Yes, I then called Babs – but to thank her rather than make a request of her, AND to tell her that her check to TBC was God’s affirming answer to my prayer – God’s response given through Babs Baugh, who was, faithfully as always, attentive to God’s voice and obedient to God’s call.
That was in October 2016. A few months later, in early 2017, at my recommendation, the Board voted to cease TBC’s operations, effective August 1, and to donate our remaining funds – and our database of supporters – to CBF’s new Fellowship Southwest regional ministry, headed by Marv Knox, a decison which Babs fully supported.
In August 2018, my home church – Wilshire Baptist in Dallas – and the (former) TBC Board gave me a retirement dinner. A few days before the dinner, Babs emailed my pastor, George Mason, and me, saying that she was distraught that, because of health concerns, she would be unable to travel to Dallas for the dinner. So George – who was in San Antonio visiting his grandchildren (and, incidentally, his daughter and son-in-law, Cameron and Garrett, too, don’t you know), and being a man of both grace and creativity – visited Babs and used his iPhone to record a video of Babs paying tribute to me, which he then played at my retirement dinner. Babs Baugh paying tribute to me – I have never felt so unworthy (though, I must admit, I felt pretty unworthy of the whole proceedings that evening)! That was a wonderful surprise that evening, when George played that video.
After hearing Babs’s message to me, I now go to sleep at night by “counting initials” – TBC, SBC, CBF, BJC, and so forth, though I’m not sure about “herding cattle” and “running with the big bulls.” (If none of this makes any sense to you, please click the link in the preceding paragraph and watch the video. It’s short and well worth your time.) As George noted, Babs explained to him off-camera that those activities were more reminiscent of David Currie and John Baugh than Bill Jones. But as TBC’s executive director the last 6½ years, I had been heir to their legacy.
A few months later, I saw Babs in Waco, at the premiere of the video produced by Ethics Daily & Baptist Women in Ministry, celebrating the ministry of Mary Alice Birdwhistell. There I took the opportunity to thank Babs for her wonderful and thoughtful video message.
What I will personally miss the most about Babs is our phone calls, discussing Baptist principles and the importance of defending them against those – both inside and outside the Baptist community – who continually assault and distort those principles. I was always impressed by Babs’s passion in talking about those Baptist distinctives and her tenacity in defending them, and I came away humbled from every conversation with her, because I am convinced – beyond any doubt – that she was the most deeply and thoroughly Baptist person (and I’ve known a lot of outstanding and influential Baptists) I have ever known.

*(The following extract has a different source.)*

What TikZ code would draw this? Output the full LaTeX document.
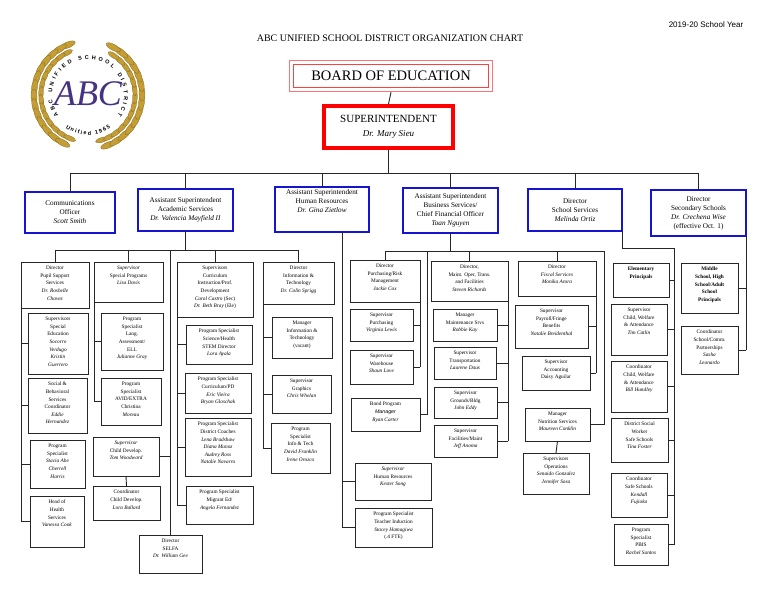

But beyond that, she was a person who reflected God’s grace and love for all people. Joanna joins me in expressing our deepest sympathies to her family. We loved her dearly, and we love her family.
Today I am a much better Baptist, more effective Baptist leader, and especially a better Christ-follower for having known Babs Baugh as a friend, a mentor, and an example. And I know that thousands upon thousands of people can join me in that claim.
Through the Eula Mae and John Baugh Foundation, Babs will continue to inspire, inform, and move generations to come. Her daughter, Jackie Baugh Moore, as president of the Foundation, is superbly seeing to that.
Thanks be to God for Babs Baugh, a good and faithful servant.